Fleming was in that role in his last six outings with the Bulls, allowing five hits and one walk over seven scoreless innings. He not only threw well but harder as the velocity on his sinker went up a bit.
“We want to see him in that bullpen role where he comes in and faces a couple lefties,’’ Rays manager Kevin Cash said. “He’s always been really tough on (them) with the sinker and now the (velocity) did kick up; he’s sitting 93 (mph), popping a 94 here and there. So encouraged by that.’’
The Rays plan to get a couple of looks at Fleming over the final week of the regular season as they start making plans for the postseason.
“He should be a very viable option out of the bullpen to face lefties,’’ Cash said, noting Fleming’s proclivity to get ground balls plays well with the team’s strong defense.
Fleming said the instructions at Durham were simple — “Let it eat. Don’t worry about it. Just throw strikes and try and throw it as hard as you can’' — though it did take him a while to get adjusted. In essence he switched from a starter’s mentality of trying “to save bullets” to being more like his good friend, reliever Pete Fairbanks.
“When I’m facing three batters, I can just throw it as hard as I can and kind of feel like Pete, but I don’t throw as hard as Pete,’’ Fleming said. “It’s just nice to go out there and just try and dominate, like literally try and blow it by people.’’
A talk with Wander Franco, and a rest
Rookie shortstop Wander Franco was talked to about his poor judgment for taking an extra base late in Friday’s blowout win over the Marlins. He was not in the lineup Saturday. The Rays were leading 8-0 when Franco doubled to lead off the eighth. He then broke to steal third, though it was scored defensive indifference as the Marlins made no play. “Not ideal,’’ Cash said. “The game was probably decided (by) then. But it’s a young player that we talked to. Appreciate the way the Marlins went about it and (we) will try not to allow that to happen again. But that’s ultimately on myself and (third-base coach) Rodney (Linares) just for not staying on top of it.’’ Cash said Franco was not in the lineup because they didn’t want him to play three straight days after returning Friday from a two-week stint on the injured list with a right-hamstring strain. He’s expected back Sunday. With a walk before his double Friday, Franco extended his on-base streak to 40 games, three shy of the major-league record for players age 20 and under, set by Frank Robinson in 1956.
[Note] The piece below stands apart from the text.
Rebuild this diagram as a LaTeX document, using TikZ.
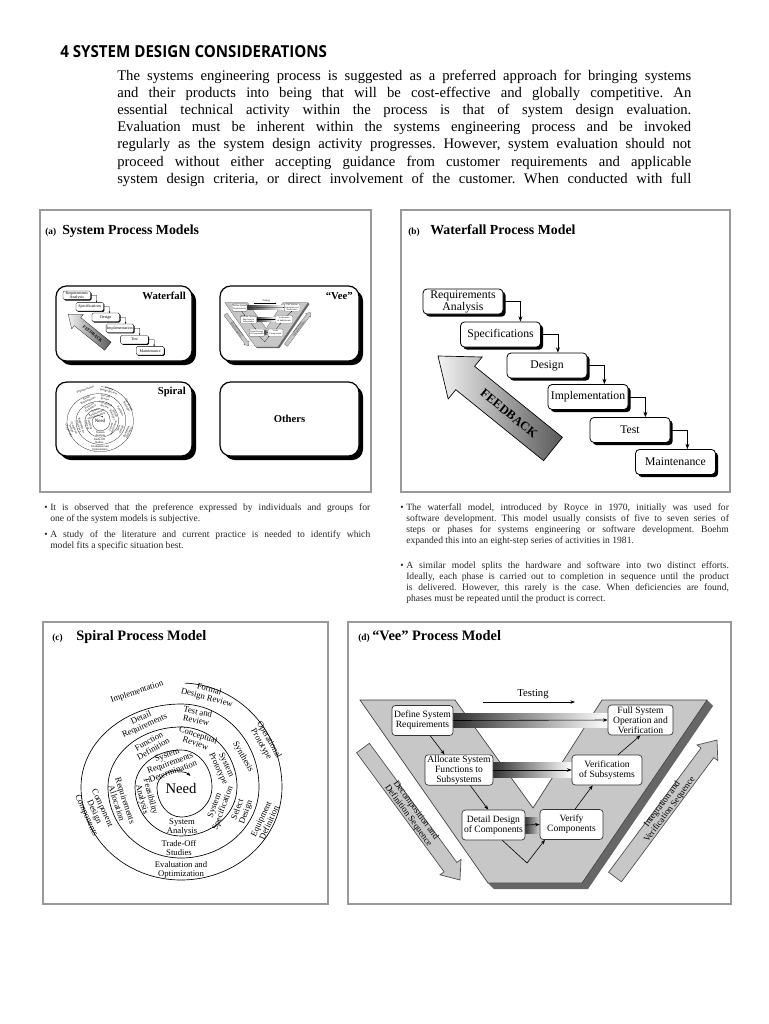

• Saturday’s announced crowd of 23,783 was a season high and a sellout. … In reopening the upper deck at Tropicana Field and rolling up some of the tarps, the Rays will increase capacity to about 30,000 for the first round of the playoffs and could expand it from there.
• DH Nelson Cruz was out of the lineup for the third time in the past four games, still feeling the effects of an undisclosed illness that left him tired. He pinch-hit in the seventh, flying out.
• The weekend series is a family affair for Rays outfielder Brett Phillips; Marlins third-base coach Trey Hillman is his father-in-law.
• Marlins third baseman Eddy Alvarez and manager Don Mattingly were ejected in the eighth.